My mother did not approve of animals being made to do tricks for people but when she found out there would be no animal acts she relented.  We were so excited!

Back then Ottawa did not have a lot of performance venues so most outings like the Ice Capades and the Circus went to Landsdowne Park.  That part of town was central to our lives because it was also near the only shopping mall we could get to from our subdivision on one bus.

The week the circus came to town  my sister and I sat spellbound in our seats.  There was the usual parade of clowns but the centrepiece of this show was the trapeze act.  We watched as lithe men and women performed tricks mid-air. and walked the tightrope.  There was a safety net underneath the ropes but not the platform.
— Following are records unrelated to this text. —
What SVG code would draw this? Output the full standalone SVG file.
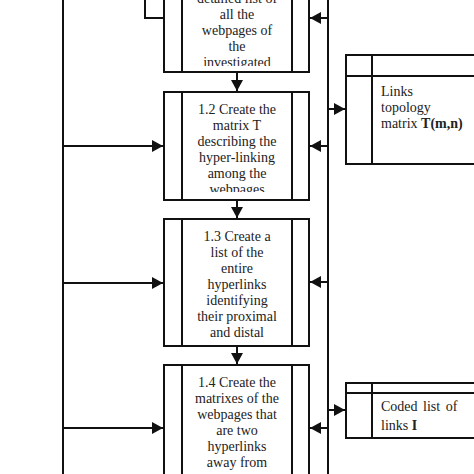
<svg xmlns="http://www.w3.org/2000/svg" width="474" height="474" viewBox="0 0 474 474">
<style>
.box{fill:#fff;stroke:#111;stroke-width:2}
.ln{stroke:#111;stroke-width:2;fill:none}
.t{font-family:"Liberation Serif","Times New Roman",serif;font-size:14px;fill:#222;text-anchor:middle}
.d{font-family:"Liberation Serif","Times New Roman",serif;font-size:14px;fill:#222}
.b{font-weight:bold}
</style>
<defs>
<marker id="ah" markerUnits="userSpaceOnUse" markerWidth="12" markerHeight="12" refX="11" refY="6" orient="auto">
<path d="M0,0 L11,6 L0,12 Z" fill="#111"/>
</marker>
<clipPath id="c1"><rect x="182" y="-40" width="110" height="106"/></clipPath>
<clipPath id="c2"><rect x="182" y="92" width="110" height="100"/></clipPath>
<clipPath id="c3"><rect x="182" y="219" width="110" height="124"/></clipPath>
<clipPath id="c4"><rect x="182" y="365" width="110" height="120"/></clipPath>
</defs>
<rect width="474" height="474" fill="#fff"/>
<g id="connectors">
<line class="ln" x1="63" y1="0" x2="63" y2="474"/>
<line class="ln" x1="328" y1="0" x2="328" y2="474"/>
<polyline class="ln" points="145,0 145,18 163,18"/>
<line class="ln" x1="63" y1="146" x2="163" y2="146" marker-end="url(#ah)"/>
<line class="ln" x1="63" y1="283" x2="163" y2="283" marker-end="url(#ah)"/>
<line class="ln" x1="63" y1="428" x2="163" y2="428" marker-end="url(#ah)"/>
<line class="ln" x1="328" y1="18" x2="310" y2="18" marker-end="url(#ah)"/>
<line class="ln" x1="328" y1="146" x2="310" y2="146" marker-end="url(#ah)"/>
<line class="ln" x1="328" y1="282" x2="310" y2="282" marker-end="url(#ah)"/>
<line class="ln" x1="328" y1="428" x2="310" y2="428" marker-end="url(#ah)"/>
<line class="ln" x1="328" y1="109" x2="345" y2="109" marker-end="url(#ah)"/>
<line class="ln" x1="328" y1="410" x2="345" y2="410" marker-end="url(#ah)"/>
<line class="ln" x1="237" y1="72" x2="237" y2="91" marker-end="url(#ah)"/>
<line class="ln" x1="237" y1="200" x2="237" y2="218" marker-end="url(#ah)"/>
<line class="ln" x1="237" y1="346" x2="237" y2="364" marker-end="url(#ah)"/>
</g>
<g id="node1">
<rect class="box" x="164" y="-30" width="145" height="102"/>
<line class="ln" x1="182" y1="-30" x2="182" y2="72"/>
<line class="ln" x1="292" y1="-30" x2="292" y2="72"/>
<g clip-path="url(#c1)">
<text class="t" x="237" y="3">detailed list of</text>
<text class="t" x="237" y="19">all the</text>
<text class="t" x="237" y="35">webpages of</text>
<text class="t" x="237" y="51">the</text>
<text class="t" x="237" y="67">investigated</text>
</g>
</g>
<g id="node2">
<rect class="box" x="164" y="92" width="145" height="108"/>
<line class="ln" x1="182" y1="92" x2="182" y2="200"/>
<line class="ln" x1="292" y1="92" x2="292" y2="200"/>
<g clip-path="url(#c2)">
<text class="t" x="237" y="114">1.2 Create the</text>
<text class="t" x="237" y="130">matrix T</text>
<text class="t" x="237" y="146">describing the</text>
<text class="t" x="237" y="162">hyper-linking</text>
<text class="t" x="237" y="178">among the</text>
<text class="t" x="237" y="194">webpages</text>
</g>
</g>
<g id="node3">
<rect class="box" x="164" y="219" width="145" height="127"/>
<line class="ln" x1="182" y1="219" x2="182" y2="346"/>
<line class="ln" x1="292" y1="219" x2="292" y2="346"/>
<g clip-path="url(#c3)">
<text class="t" x="237" y="241">1.3 Create a</text>
<text class="t" x="237" y="257">list of the</text>
<text class="t" x="237" y="273">entire</text>
<text class="t" x="237" y="289">hyperlinks</text>
<text class="t" x="237" y="305">identifying</text>
<text class="t" x="237" y="321">their proximal</text>
<text class="t" x="237" y="337">and distal</text>
</g>
</g>
<g id="node4">
<rect class="box" x="164" y="365" width="145" height="130"/>
<line class="ln" x1="182" y1="365" x2="182" y2="495"/>
<line class="ln" x1="292" y1="365" x2="292" y2="495"/>
<g clip-path="url(#c4)">
<text class="t" x="237" y="387">1.4 Create the</text>
<text class="t" x="237" y="403">matrixes of the</text>
<text class="t" x="237" y="419">webpages that</text>
<text class="t" x="237" y="435">are two</text>
<text class="t" x="237" y="451">hyperlinks</text>
<text class="t" x="237" y="467">away from</text>
</g>
</g>
<g id="data1">
<rect class="box" x="346" y="55" width="140" height="109"/>
<line class="ln" x1="372" y1="55" x2="372" y2="164"/>
<line class="ln" x1="346" y1="76" x2="486" y2="76"/>
<text class="d" x="381" y="96">Links</text>
<text class="d" x="381" y="112">topology</text>
<text class="d" x="381" y="128">matrix <tspan class="b">T(m,n)</tspan></text>
</g>
<g id="data2">
<rect class="box" x="346" y="383" width="140" height="55"/>
<line class="ln" x1="372" y1="383" x2="372" y2="438"/>
<line class="ln" x1="346" y1="393" x2="486" y2="393"/>
<text class="d" x="381" y="411" word-spacing="2">Coded list of</text>
<text class="d" x="381" y="430">links <tspan class="b">I</tspan></text>
</g>
</svg>
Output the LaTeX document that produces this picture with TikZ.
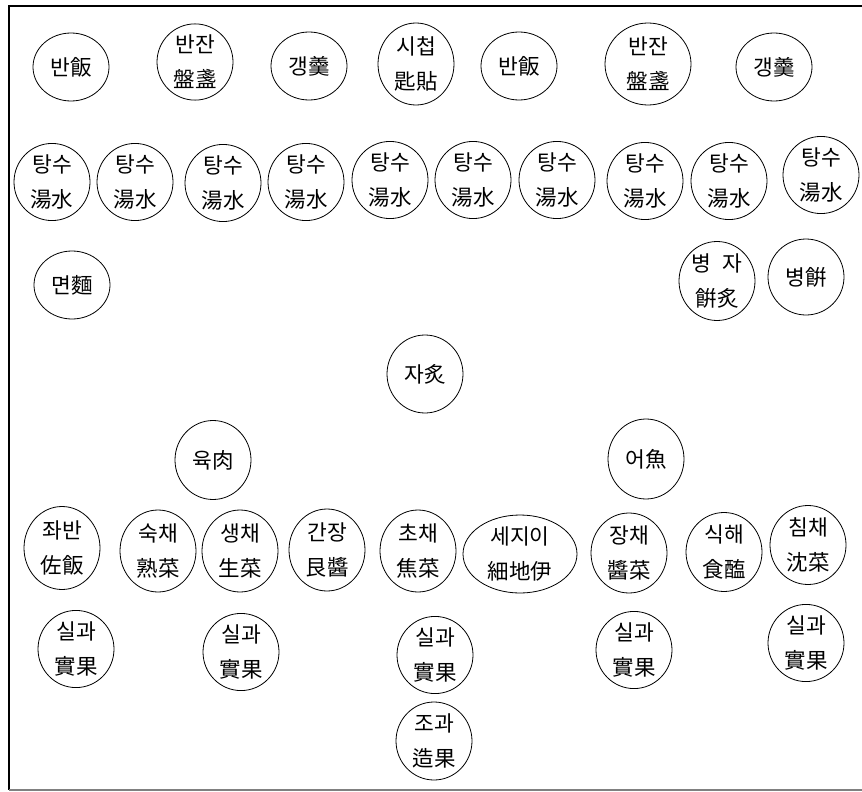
\documentclass[tikz,border=0pt]{standalone}
\usepackage{fontspec}
\newfontfamily\kr{Noto Sans CJK KR}
\usetikzlibrary{shapes.geometric}

\begin{document}
\begin{tikzpicture}[x=1pt, y=-1pt,
    dish/.style={draw, ellipse, line width=0.8pt, inner sep=0pt, minimum width=76pt, minimum height=76pt, align=center, font=\kr\fontsize{21.5}{35}\selectfont},
    low/.style={dish, minimum height=68pt},
    wide/.style={dish, minimum width=114pt, minimum height=78pt},
    frame/.style={line width=1.4pt}
    ]
    \useasboundingbox (0,0) rectangle (862,792);
    \draw[frame] (862,6) -- (9,6) -- (9,790);
    \draw[frame, gray] (9,790) -- (862,790);
    % rice, side dishes, soup
    \node [low](b1) at (71,67) {반飯};
    \node [dish](s1) at (195,62) {반잔\\盤盞};
    \node [low](g1) at (309,66) {갱羹};
    \node [dish, minimum height=82pt](c1) at (416,64) {시첩\\匙貼};
    \node [low](b2) at (519,66) {반飯};
    \node [dish, minimum width=86pt, minimum height=82pt](s2) at (648,64) {반잔\\盤盞};
    \node [low](g2) at (774,67) {갱羹};
    % tangsu row
    \foreach \i/\x/\y in {1/52/182, 2/135/182, 3/223/183, 4/306/182, 5/390/180,
        6/473/180, 7/557/180, 8/645/181, 9/729/181, 10/821/175}
        \node [dish](t\i) at (\x,\y) {탕수\\湯水};
    \node [low](m1) at (72,285) {면麵};
    \node [dish, minimum height=79pt](p1) at (717,281) {병\hspace{0.5em}자\\餠炙};
    \node [dish](p2) at (806,277) {병餠};
    \node [dish, minimum height=78pt](j1) at (425,374) {자炙};
    \node [dish, minimum height=79pt](y1) at (213,460) {육肉};
    \node [dish, minimum height=80pt](f1) at (646,459) {어魚};
    % vegetables and sauces
    \node [dish, minimum height=83pt](a1) at (62,548) {좌반\\佐飯};
    \node [dish, minimum height=82pt](v1) at (158,551) {숙채\\熟菜};
    \node [dish, minimum height=82pt](v2) at (240,551) {생채\\生菜};
    \node [dish, minimum height=82pt](v3) at (327,550) {간장\\艮醬};
    \node [dish, minimum height=82pt](v4) at (418,551) {초채\\焦菜};
    \node [wide](v5) at (520,554) {세지이\\細地伊};
    \node [dish, minimum height=80pt](v6) at (629,553) {장채\\醬菜};
    \node [dish, minimum height=79pt](v7) at (724,552) {식해\\食醢};
    \node [dish, minimum height=79pt](v8) at (808,545) {침채\\沈菜};
    % fruit
    \node [dish](k1) at (76,649) {실과\\實果};
    \node [dish](k2) at (241,652) {실과\\實果};
    \node [dish](k3) at (435,655) {실과\\實果};
    \node [dish](k4) at (634,650) {실과\\實果};
    \node [dish](k5) at (806,643) {실과\\實果};
    \node [dish, minimum height=78pt](k6) at (434,741) {조과\\造果};
\end{tikzpicture}
\end{document}
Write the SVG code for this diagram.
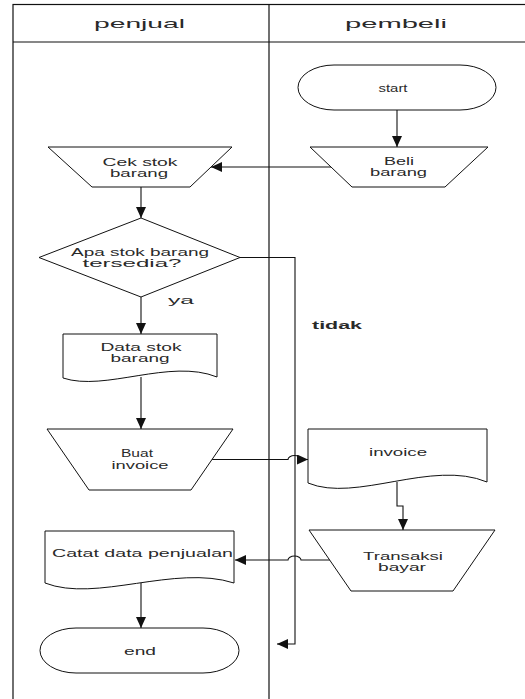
<svg xmlns="http://www.w3.org/2000/svg" width="525" height="699" viewBox="0 0 525 699">
  <style>
    .lane { fill: none; stroke: #111; stroke-width: 1.2; }
    .shape { fill: #fff; stroke: #111; stroke-width: 1; }
    .link { fill: none; stroke: #111; stroke-width: 1.1; }
    text { font-family: "Liberation Sans", Arial, sans-serif; fill: #2a2a2a; text-anchor: middle; }
    .hd { font-size: 13px; }
    .lb { font-size: 10.5px; }
    .bold { font-size: 11px; font-weight: bold; }
  </style>
  <defs>
    <marker id="arrow" markerUnits="userSpaceOnUse" markerWidth="11" markerHeight="10" refX="11" refY="5" orient="auto">
      <path d="M0,0 L11,5 L0,10 z" fill="#111"/>
    </marker>
  </defs>
  <rect width="525" height="699" fill="#fff"/>

  <!-- swimlanes -->
  <g id="lanes">
    <rect class="lane" x="13" y="4.5" width="530" height="710"/>
    <line class="lane" x1="13" y1="42" x2="525" y2="42"/>
    <line class="lane" x1="269" y1="4.5" x2="269" y2="699"/>
    <text class="hd" x="139.5" y="27.5" textLength="91" lengthAdjust="spacingAndGlyphs">penjual</text>
    <text class="hd" x="396" y="27.5" textLength="102" lengthAdjust="spacingAndGlyphs">pembeli</text>
  </g>

  <!-- connectors -->
  <g id="connectors">
    <path class="link" d="M397,110 V147" marker-end="url(#arrow)"/>
    <path class="link" d="M331,167 H211" marker-end="url(#arrow)"/>
    <path class="link" d="M141,187 V218" marker-end="url(#arrow)"/>
    <path class="link" d="M240,257.5 H295 V644 H277" marker-end="url(#arrow)"/>
    <path class="link" d="M141,297 V334" marker-end="url(#arrow)"/>
    <path class="link" d="M141,377 V429" marker-end="url(#arrow)"/>
    <path class="link" d="M212,459.5 H288 A6.5,4 0 0 1 301,459.5 H308" marker-end="url(#arrow)"/>
    <path class="link" d="M397,482 V506 H403 V530" marker-end="url(#arrow)"/>
    <path class="link" d="M330,560 H301 A6.5,4 0 0 0 288,560 H235" marker-end="url(#arrow)"/>
    <path class="link" d="M141,583 V628" marker-end="url(#arrow)"/>
  </g>

  <g id="start">
    <rect class="shape" x="298" y="65" width="198" height="45" rx="36" ry="22.5"/>
    <text class="lb" x="393" y="91.5" textLength="29" lengthAdjust="spacingAndGlyphs">start</text>
  </g>

  <g id="beli-barang">
    <polygon class="shape" points="310,147 488,147 445,187 352,187"/>
    <text class="lb" x="399" y="165" textLength="30" lengthAdjust="spacingAndGlyphs">Beli</text>
    <text class="lb" x="398.5" y="176" textLength="57" lengthAdjust="spacingAndGlyphs">barang</text>
  </g>

  <g id="cek-stok">
    <polygon class="shape" points="48,147 232,147 190,187 92,187"/>
    <text class="lb" x="140" y="166" textLength="75" lengthAdjust="spacingAndGlyphs">Cek stok</text>
    <text class="lb" x="139" y="177" textLength="58" lengthAdjust="spacingAndGlyphs">barang</text>
  </g>

  <g id="stok-tersedia">
    <polygon class="shape" points="141,218 240,257.5 141,297 39,257.5"/>
    <text class="lb" x="140" y="255.5" textLength="138" lengthAdjust="spacingAndGlyphs">Apa stok barang</text>
    <text class="lb" x="132" y="266.5" textLength="99" lengthAdjust="spacingAndGlyphs">tersedia?</text>
  </g>

  <g id="label-ya">
    <text class="lb" x="181" y="304" textLength="26" lengthAdjust="spacingAndGlyphs">ya</text>
  </g>
  <g id="label-tidak">
    <text class="bold" x="337" y="329" textLength="50" lengthAdjust="spacingAndGlyphs">tidak</text>
  </g>

  <g id="data-stok">
    <path class="shape" d="M63,334 H217 V377 C170,358 105,392 63,378 Z"/>
    <text class="lb" x="141" y="351" textLength="81" lengthAdjust="spacingAndGlyphs">Data stok</text>
    <text class="lb" x="140" y="362" textLength="59" lengthAdjust="spacingAndGlyphs">barang</text>
  </g>

  <g id="buat-invoice">
    <polygon class="shape" points="47,429 233,429 191,490 89,490"/>
    <text class="lb" x="137" y="457" textLength="32" lengthAdjust="spacingAndGlyphs">Buat</text>
    <text class="lb" x="140" y="468.5" textLength="57" lengthAdjust="spacingAndGlyphs">invoice</text>
  </g>

  <g id="invoice">
    <path class="shape" d="M308,429 H487 V482 C432,459 356,503 308,483 Z"/>
    <text class="lb" x="398" y="456" textLength="58" lengthAdjust="spacingAndGlyphs">invoice</text>
  </g>

  <g id="transaksi-bayar">
    <polygon class="shape" points="309,530 495,530 453,591 351,591"/>
    <text class="lb" x="403" y="559.5" textLength="80" lengthAdjust="spacingAndGlyphs">Transaksi</text>
    <text class="lb" x="402" y="570.5" textLength="48" lengthAdjust="spacingAndGlyphs">bayar</text>
  </g>

  <g id="catat-penjualan">
    <path class="shape" d="M45,531 H234 V583 C175,564 96,603 45,583 Z"/>
    <text class="lb" x="142.5" y="557" textLength="181" lengthAdjust="spacingAndGlyphs">Catat data penjualan</text>
  </g>

  <g id="end">
    <rect class="shape" x="40" y="628" width="199" height="45" rx="36" ry="22.5"/>
    <text class="lb" x="140" y="654.5" textLength="32" lengthAdjust="spacingAndGlyphs">end</text>
  </g>
</svg>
At one point during the performance we heard a loud crack.  One of the polls that held the tight rope jolted and the trapeze artist standing on the platform fell backwards onto the cement floor.

There was a hushed silence.  Then a voice called out through a megaphone:

"Is there a doctor in the house"?

The lights went up and the performance, for that night, was halted.  The Circus resumed performances the next night.  My friends who saw it told us how the show was supposed to end with the strong men spinning the trapeze artists in his arms, somehow carrying them all.

We found out later the trapeze artist broke her back and was paralyzed from the waist down.  The local paper ran a follow-up story a year after the accident.  She was a smiling, pretty blonde, coping as best she could with her disability.

We lost any desire for circus performances after that.  I am just grateful the Cirque du Soleil has no animal acts - and lots of safety equipment.